Molti infatti sanno che è imminente l’annessione del 60% dei Territori occupati a partire dalla Valle del Giordano, contro ogni legalità internazionale.

Questo obiettivo accelera un secondo enorme problema a cui noi assistiamo: una evidente pulizia etnica perché Israele ha di fronte la questione demografica. Il popolo palestinese non è emigrato in massa e non ha smesso di resistere, ancorato alla sua terra. Se si vuole la Terra bisogna espellerlo il più possibile.

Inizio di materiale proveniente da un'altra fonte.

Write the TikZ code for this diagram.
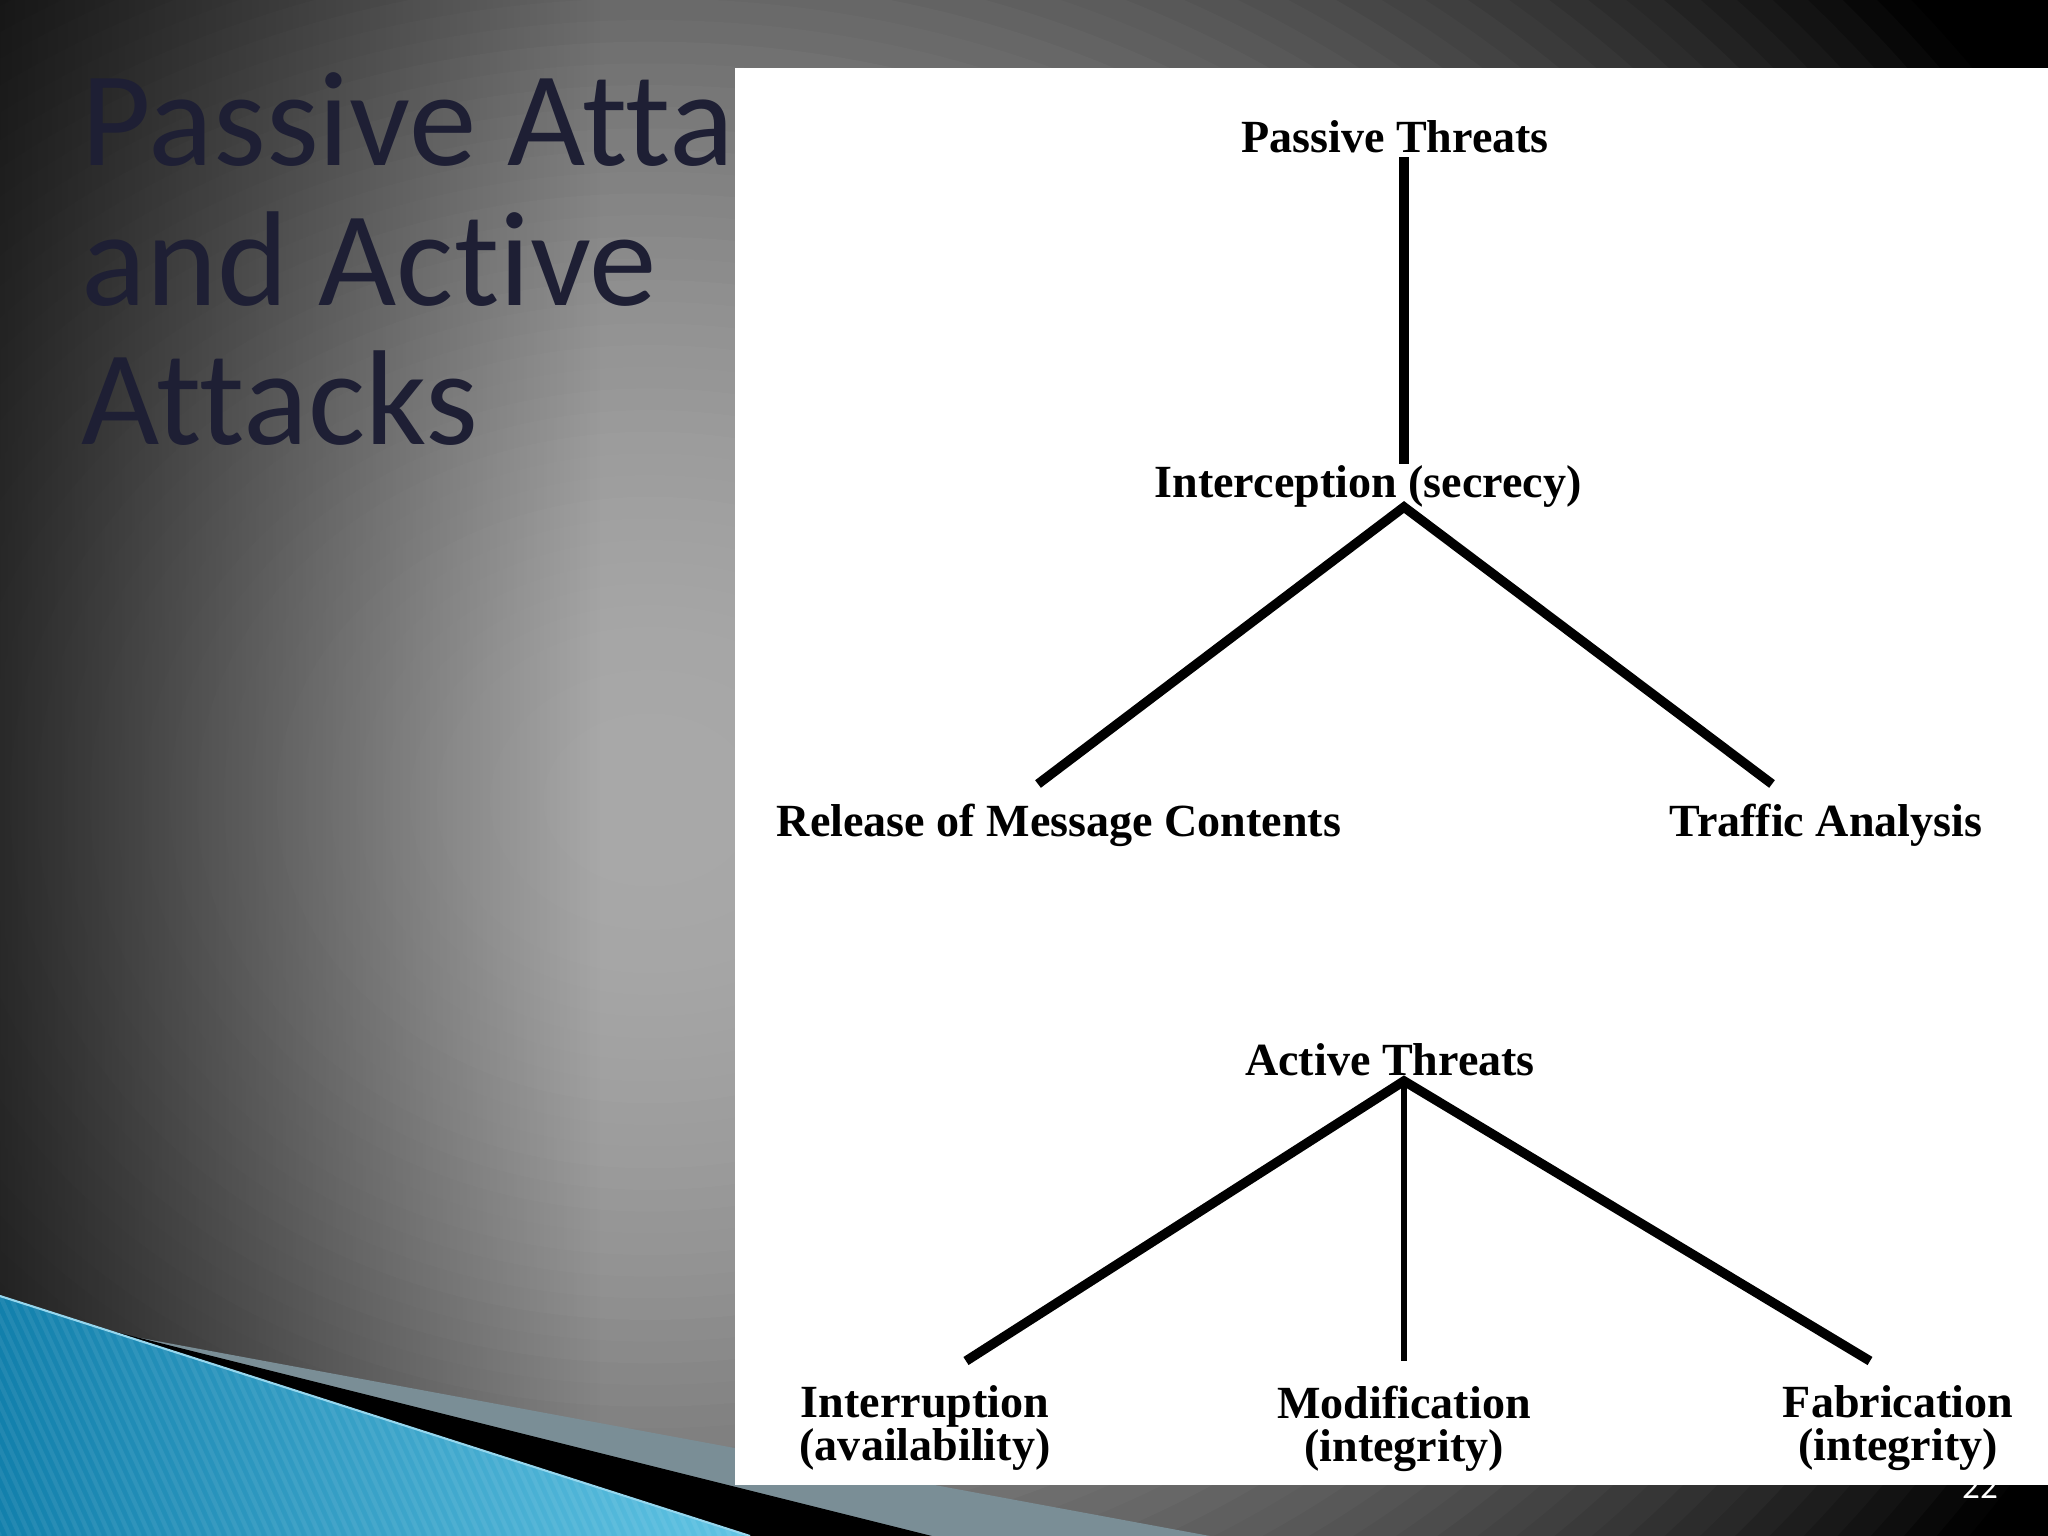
\documentclass[tikz,border=0pt]{standalone}
\usepackage{fontspec}
\usepackage{tikz}
\usetikzlibrary{calc}
\usetikzlibrary{fadings}
\newfontfamily\slidefont[Ligatures=NoCommon]{Carlito}
\newfontfamily\figfont{Liberation Serif}
\definecolor{titlenavy}{RGB}{30,31,52}
\definecolor{bluedark}{RGB}{18,128,172}
\definecolor{bluelight}{RGB}{96,196,228}
\definecolor{bluehigh}{RGB}{150,215,238}
\definecolor{slateband}{RGB}{122,142,150}

\begin{document}
\begin{tikzpicture}[
    x=0.01cm, y=-0.01cm,
    title text/.style={font=\slidefont\fontsize{38.4}{40}\selectfont, text=titlenavy, anchor=base west, inner sep=0pt},
    threat/.style={font=\figfont\bfseries\fontsize{13.1}{12.2}\selectfont, inner sep=0pt, align=center},
    heavy line/.style={line width=2.7pt},
    light line/.style={line width=1.6pt},
    ]
    \useasboundingbox (0,0) rectangle (2048,1536);

    % slide background
    \begin{scope}
    \clip (0,0) rectangle (2048,1536);
    \fill[black] (0,0) rectangle (2048,1536);
    \foreach \i in {60,59,...,1} {
        \pgfmathsetmacro\rr{\i/60}
        \pgfmathsetmacro\gg{max(0,0.66*(1-(\rr-1/120)*(\rr-1/120)))}
        \definecolor{bgstep}{gray}{\gg}
        \fill[bgstep] (650,800) ellipse [x radius={1600*\rr}, y radius={1300*\rr}];
    }
    \fill[black, path fading=east] (-250,0) rectangle (600,1536);
    % ribbon bottom left
    \fill[slateband] (0,1312) -- (1210,1536) -- (0,1536) -- cycle;
    \fill[black] (0,1303) -- (932,1536) -- (0,1536) -- cycle;
    \shade[left color=bluedark, right color=bluelight] (0,1296) -- (750,1536) -- (0,1536) -- cycle;
    \clip (0,1296) -- (750,1536) -- (0,1536) -- cycle;
    \foreach \k in {0,...,90}
        \draw[white, opacity=0.07, line width=1.2pt] ({\k*10-120},1296) -- ++(110,240);
    \end{scope}
    \draw[bluehigh, line width=0.6pt] (0,1296) -- (750,1536);

    % slide number and title
    \node[font=\slidefont\fontsize{10}{10}\selectfont, text=white, anchor=base, inner sep=0pt] (num) at (1980,1498) {22};
    \node[title text] (t1) at (81,165) {Passive Attacks};
    \node[title text] (t2) at (81,305) {and Active};
    \node[title text] (t3) at (81,444) {Attacks};

    % picture
    \fill[white] (735,68) rectangle (2048,1485);

    % passive threats
    \node[threat, anchor=base] (pt) at (1395,152) {Passive Threats};
    \node[threat, anchor=base] (ic) at (1368,497) {Interception (secrecy)};
    \node[threat, anchor=base] (rm) at (1059,836) {Release of Message Contents};
    \node[threat, anchor=base] (ta) at (1826,836) {Traffic Analysis};
    \draw[heavy line] ($(pt.base)+(9,5)$) -- ($(ic.base)+(36,-33)$);
    \draw[heavy line] ($(rm.base)+(-21,-52)$) -- ($(ic.base)+(36,10)$) -- ($(ta.base)+(-54,-52)$);

    % active threats
    \node[threat, anchor=base] (at) at (1390,1075) {Active Threats};
    \node[threat, anchor=north] (ir) at (925,1385) {Interruption\\(availability)};
    \node[threat, anchor=north] (md) at (1404,1385) {Modification\\(integrity)};
    \node[threat, anchor=north] (fb) at (1898,1385) {Fabrication\\(integrity)};
    \draw[heavy line] ($(ir.north)+(41,-24)$) -- ($(at.base)+(14,6)$) -- ($(fb.north)+(-28,-24)$);
    \draw[light line] ($(at.base)+(14,6)$) -- ($(md.north)+(0,-24)$);
\end{tikzpicture}
\end{document}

Altre nuvole all’orizzonte

È ancora più chiaro in questi giorni il pericolo di conflitti sempre più vasti per almeno due cause:

  • l’attacco lanciato all’Iran sotto il pretesto della difesa preventiva e con l’approvazione di tanti leader occidentali;
  • il progetto di costruzione del Terzo Tempio nella Spianata delle moschee…

Come si può stare fermi? Qualcosa si può fare.

Per concludere

L’art. 11 della nostra Costituzione che ripudia la guerra come mezzo di risoluzione delle controversie internazionali dev’essere una stella polare per il nostro stato e non continuamente aggirato. Proprio nei momenti più complessi la costituzione mostra la sua sapienza e la strada.

Cessi dunque il commercio delle armi italiane con Israele.

Si difendano le istituzioni internazionali nate per tutelare il diritto internazionale e dirimere le contese.

E tutti come popolo, associazioni, chiese, cittadini, ci si opponga alle politiche di riarmo.

Le chiese stesse sono sfidate a interrogarsi sul realismo del vangelo, sul senso della non-violenza, sui suoi strumenti.

Infine, noi crediamo a una dimensione spirituale dei conflitti, a un mistero di male alla loro radice. Non è una dimensione che scavalca la responsabilità civile e politica, ma una dimensione sovrannaturale che per un credente si deve affrontare con la preghiera e la disponibilità all’offerta di sé. Diceva Martin Luther King: “Qualcuno deve avere abbastanza fede e moralità per spezzare la catena dell’odio e iniettare dentro la stessa struttura dell’universo l’elemento forte e potente dell’amore”.

La morte degli inermi e degli innocenti, delle migliaia di bambini uccisi nel mondo ogni giorno, a Gaza dal 7 ottobre e a Montesole nel 1944 sia un grido che invoca la pace: “La loro fine sembrava solo la vittoria della Bestia ma era la vittoria dell’Agnello” (G. Dossetti, Omelia per le professioni monastiche, 15.8.1984) – cioè, per chi crede, l’Innalzato sulla croce per amore degli uomini.